= Collected data =

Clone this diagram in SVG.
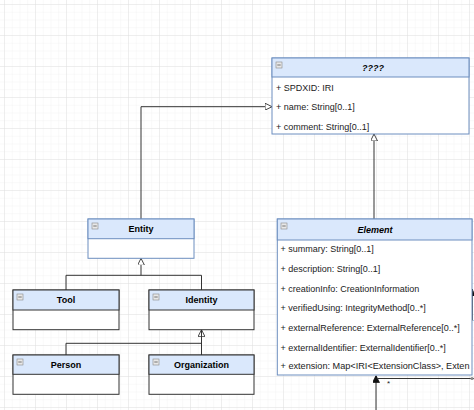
<svg xmlns="http://www.w3.org/2000/svg" width="474" height="410" viewBox="0 0 474 410">
<defs>
<pattern id="minor" x="4" y="4" width="7.75" height="7.75" patternUnits="userSpaceOnUse">
<path d="M0,0 H7.75 M0,0 V7.75" fill="none" stroke="#efefef" stroke-width="0.8"/>
</pattern>
<pattern id="major" x="4" y="4" width="31" height="31" patternUnits="userSpaceOnUse">
<path d="M0,0 H31 M0,0 V31" fill="none" stroke="#e0e0e0" stroke-width="0.9"/>
</pattern>
<marker id="hollow" viewBox="0 0 10 10" refX="10" refY="5" markerWidth="7" markerHeight="7" markerUnits="userSpaceOnUse" orient="auto">
<path d="M0,0 L10,5 L0,10 Z" fill="#fff" stroke="#333" stroke-width="1.3"/>
</marker>
<marker id="filled" viewBox="0 0 10 10" refX="10" refY="5" markerWidth="7" markerHeight="7" markerUnits="userSpaceOnUse" orient="auto">
<path d="M0,0 L10,5 L0,10 Z" fill="#111" stroke="#111"/>
</marker>
<style>
.hdr{fill:#dae8fc;stroke:#6c8ebf;stroke-width:1}
.hdrd{fill:#dae8fc;stroke:#333;stroke-width:1}
.body{fill:#fff;stroke:#6c8ebf;stroke-width:1}
.bodyd{fill:#fff;stroke:#333;stroke-width:1}
.t{font-family:"Liberation Sans",Arial,sans-serif;font-size:9px;font-weight:bold;fill:#000;text-anchor:middle}
.ti{font-family:"Liberation Sans",Arial,sans-serif;font-size:9px;font-weight:bold;font-style:italic;fill:#000;text-anchor:middle}
.a{font-family:"Liberation Sans",Arial,sans-serif;font-size:9px;fill:#222}
.lbl{font-family:"Liberation Sans",Arial,sans-serif;font-size:8px;fill:#222}
.icon{fill:#e8e8e8;stroke:#888;stroke-width:0.6}
.iconm{stroke:#555;stroke-width:0.8}
.c{fill:none;stroke:#333;stroke-width:1}
</style>
</defs>
<rect width="474" height="410" fill="#fff"/>
<rect width="474" height="410" fill="url(#minor)"/>
<rect width="474" height="410" fill="url(#major)"/>

<g id="connectors">
<path class="c" d="M141,219 V106.7 H272" marker-end="url(#hollow)"/>
<path class="c" d="M374,219 V134" marker-end="url(#hollow)"/>
<path class="c" d="M66,290 V275.3 H141 V258.3" marker-end="url(#hollow)"/>
<path class="c" d="M201.5,290 V275.3 H141"/>
<path class="c" d="M66,355 V343.3 H201.5 V329.7" marker-end="url(#hollow)"/>
<path class="c" d="M201.5,355 V329.7"/>
<path class="c" d="M376,410 V375.5" marker-end="url(#filled)"/>
<path class="c" d="M378,378.5 H474"/>
<circle cx="472" cy="378.5" r="1.6" fill="#888"/>
<path d="M472,320 V289" fill="none" stroke="#555" stroke-width="2" marker-end="url(#filled)"/>
<text class="lbl" x="387" y="386">*</text>
<text class="lbl" x="465" y="321">1..</text>
</g>

<g id="node-unknown">
<rect class="body" x="272" y="58" width="197" height="76"/>
<rect class="hdr" x="272" y="58" width="197" height="19"/>
<rect class="icon" x="276" y="62" width="6" height="6"/><path class="iconm" d="M277.3,65 H280.7"/>
<text class="ti" x="373" y="70.5">????</text>
<text class="a" x="276" y="91">+ SPDXID: IRI</text>
<text class="a" x="276" y="110">+ name: String[0..1]</text>
<text class="a" x="276" y="130">+ comment: String[0..1]</text>
</g>

<g id="node-entity">
<rect class="body" x="88" y="219" width="106" height="39.3"/>
<rect class="hdr" x="88" y="219" width="106" height="19.7"/>
<rect class="icon" x="92" y="223" width="6" height="6"/><path class="iconm" d="M93.3,226 H96.7"/>
<text class="t" x="141" y="232.3">Entity</text>
</g>

<g id="node-tool">
<rect class="bodyd" x="13" y="290" width="106" height="39.7"/>
<rect class="hdrd" x="13" y="290" width="106" height="20"/>
<rect class="icon" x="17" y="294" width="6" height="6"/><path class="iconm" d="M18.3,297 H21.7"/>
<text class="t" x="66" y="303.3">Tool</text>
</g>

<g id="node-identity">
<rect class="bodyd" x="149" y="290" width="105" height="39.7"/>
<rect class="hdrd" x="149" y="290" width="105" height="20"/>
<rect class="icon" x="153" y="294" width="6" height="6"/><path class="iconm" d="M154.3,297 H157.7"/>
<text class="t" x="201.5" y="303.3">Identity</text>
</g>

<g id="node-person">
<rect class="bodyd" x="13" y="355" width="106" height="39.3"/>
<rect class="hdrd" x="13" y="355" width="106" height="19.3"/>
<rect class="icon" x="17" y="359" width="6" height="6"/><path class="iconm" d="M18.3,362 H21.7"/>
<text class="t" x="66" y="368.3">Person</text>
</g>

<g id="node-organization">
<rect class="bodyd" x="149" y="355" width="105" height="39.3"/>
<rect class="hdrd" x="149" y="355" width="105" height="19.3"/>
<rect class="icon" x="153" y="359" width="6" height="6"/><path class="iconm" d="M154.3,362 H157.7"/>
<text class="t" x="201.5" y="368.3">Organization</text>
</g>

<g id="node-element">
<rect class="body" x="277.3" y="219" width="194.7" height="156"/>
<rect class="hdr" x="277.3" y="219" width="194.7" height="21"/>
<rect class="icon" x="281" y="223" width="6" height="6"/><path class="iconm" d="M282.3,226 H285.7"/>
<text class="ti" x="375" y="232.8">Element</text>
<text class="a" x="280.5" y="252.2">+ summary: String[0..1]</text>
<text class="a" x="280.5" y="272.2">+ description: String[0..1]</text>
<text class="a" x="280.5" y="291.9">+ creationInfo: CreationInformation</text>
<text class="a" x="280.5" y="311.2">+ verifiedUsing: IntegrityMethod[0..*]</text>
<text class="a" x="280.5" y="331.2">+ externalReference: ExternalReference[0..*]</text>
<text class="a" x="280.5" y="350.9">+ externalIdentifier: ExternalIdentifier[0..*]</text>
<text class="a" x="280.5" y="368.9" textLength="189" lengthAdjust="spacingAndGlyphs">+ extension: Map&lt;IRI&lt;ExtensionClass&gt;, Exten</text>
</g>
</svg>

= What the task asks =
Print out the lines exactly, skipping any picture.

= Response for this exercise =
Clone this diagram in SVG.
<svg xmlns="http://www.w3.org/2000/svg" width="474" height="410" viewBox="0 0 474 410">
<defs>
<pattern id="minor" x="4" y="4" width="7.75" height="7.75" patternUnits="userSpaceOnUse">
<path d="M0,0 H7.75 M0,0 V7.75" fill="none" stroke="#efefef" stroke-width="0.8"/>
</pattern>
<pattern id="major" x="4" y="4" width="31" height="31" patternUnits="userSpaceOnUse">
<path d="M0,0 H31 M0,0 V31" fill="none" stroke="#e0e0e0" stroke-width="0.9"/>
</pattern>
<marker id="hollow" viewBox="0 0 10 10" refX="10" refY="5" markerWidth="7" markerHeight="7" markerUnits="userSpaceOnUse" orient="auto">
<path d="M0,0 L10,5 L0,10 Z" fill="#fff" stroke="#333" stroke-width="1.3"/>
</marker>
<marker id="filled" viewBox="0 0 10 10" refX="10" refY="5" markerWidth="7" markerHeight="7" markerUnits="userSpaceOnUse" orient="auto">
<path d="M0,0 L10,5 L0,10 Z" fill="#111" stroke="#111"/>
</marker>
<style>
.hdr{fill:#dae8fc;stroke:#6c8ebf;stroke-width:1}
.hdrd{fill:#dae8fc;stroke:#333;stroke-width:1}
.body{fill:#fff;stroke:#6c8ebf;stroke-width:1}
.bodyd{fill:#fff;stroke:#333;stroke-width:1}
.t{font-family:"Liberation Sans",Arial,sans-serif;font-size:9px;font-weight:bold;fill:#000;text-anchor:middle}
.ti{font-family:"Liberation Sans",Arial,sans-serif;font-size:9px;font-weight:bold;font-style:italic;fill:#000;text-anchor:middle}
.a{font-family:"Liberation Sans",Arial,sans-serif;font-size:9px;fill:#222}
.lbl{font-family:"Liberation Sans",Arial,sans-serif;font-size:8px;fill:#222}
.icon{fill:#e8e8e8;stroke:#888;stroke-width:0.6}
.iconm{stroke:#555;stroke-width:0.8}
.c{fill:none;stroke:#333;stroke-width:1}
</style>
</defs>
<rect width="474" height="410" fill="#fff"/>
<rect width="474" height="410" fill="url(#minor)"/>
<rect width="474" height="410" fill="url(#major)"/>

<g id="connectors">
<path class="c" d="M141,219 V106.7 H272" marker-end="url(#hollow)"/>
<path class="c" d="M374,219 V134" marker-end="url(#hollow)"/>
<path class="c" d="M66,290 V275.3 H141 V258.3" marker-end="url(#hollow)"/>
<path class="c" d="M201.5,290 V275.3 H141"/>
<path class="c" d="M66,355 V343.3 H201.5 V329.7" marker-end="url(#hollow)"/>
<path class="c" d="M201.5,355 V329.7"/>
<path class="c" d="M376,410 V375.5" marker-end="url(#filled)"/>
<path class="c" d="M378,378.5 H474"/>
<circle cx="472" cy="378.5" r="1.6" fill="#888"/>
<path d="M472,320 V289" fill="none" stroke="#555" stroke-width="2" marker-end="url(#filled)"/>
<text class="lbl" x="387" y="386">*</text>
<text class="lbl" x="465" y="321">1..</text>
</g>

<g id="node-unknown">
<rect class="body" x="272" y="58" width="197" height="76"/>
<rect class="hdr" x="272" y="58" width="197" height="19"/>
<rect class="icon" x="276" y="62" width="6" height="6"/><path class="iconm" d="M277.3,65 H280.7"/>
<text class="ti" x="373" y="70.5">????</text>
<text class="a" x="276" y="91">+ SPDXID: IRI</text>
<text class="a" x="276" y="110">+ name: String[0..1]</text>
<text class="a" x="276" y="130">+ comment: String[0..1]</text>
</g>

<g id="node-entity">
<rect class="body" x="88" y="219" width="106" height="39.3"/>
<rect class="hdr" x="88" y="219" width="106" height="19.7"/>
<rect class="icon" x="92" y="223" width="6" height="6"/><path class="iconm" d="M93.3,226 H96.7"/>
<text class="t" x="141" y="232.3">Entity</text>
</g>

<g id="node-tool">
<rect class="bodyd" x="13" y="290" width="106" height="39.7"/>
<rect class="hdrd" x="13" y="290" width="106" height="20"/>
<rect class="icon" x="17" y="294" width="6" height="6"/><path class="iconm" d="M18.3,297 H21.7"/>
<text class="t" x="66" y="303.3">Tool</text>
</g>

<g id="node-identity">
<rect class="bodyd" x="149" y="290" width="105" height="39.7"/>
<rect class="hdrd" x="149" y="290" width="105" height="20"/>
<rect class="icon" x="153" y="294" width="6" height="6"/><path class="iconm" d="M154.3,297 H157.7"/>
<text class="t" x="201.5" y="303.3">Identity</text>
</g>

<g id="node-person">
<rect class="bodyd" x="13" y="355" width="106" height="39.3"/>
<rect class="hdrd" x="13" y="355" width="106" height="19.3"/>
<rect class="icon" x="17" y="359" width="6" height="6"/><path class="iconm" d="M18.3,362 H21.7"/>
<text class="t" x="66" y="368.3">Person</text>
</g>

<g id="node-organization">
<rect class="bodyd" x="149" y="355" width="105" height="39.3"/>
<rect class="hdrd" x="149" y="355" width="105" height="19.3"/>
<rect class="icon" x="153" y="359" width="6" height="6"/><path class="iconm" d="M154.3,362 H157.7"/>
<text class="t" x="201.5" y="368.3">Organization</text>
</g>

<g id="node-element">
<rect class="body" x="277.3" y="219" width="194.7" height="156"/>
<rect class="hdr" x="277.3" y="219" width="194.7" height="21"/>
<rect class="icon" x="281" y="223" width="6" height="6"/><path class="iconm" d="M282.3,226 H285.7"/>
<text class="ti" x="375" y="232.8">Element</text>
<text class="a" x="280.5" y="252.2">+ summary: String[0..1]</text>
<text class="a" x="280.5" y="272.2">+ description: String[0..1]</text>
<text class="a" x="280.5" y="291.9">+ creationInfo: CreationInformation</text>
<text class="a" x="280.5" y="311.2">+ verifiedUsing: IntegrityMethod[0..*]</text>
<text class="a" x="280.5" y="331.2">+ externalReference: ExternalReference[0..*]</text>
<text class="a" x="280.5" y="350.9">+ externalIdentifier: ExternalIdentifier[0..*]</text>
<text class="a" x="280.5" y="368.9" textLength="189" lengthAdjust="spacingAndGlyphs">+ extension: Map&lt;IRI&lt;ExtensionClass&gt;, Exten</text>
</g>
</svg>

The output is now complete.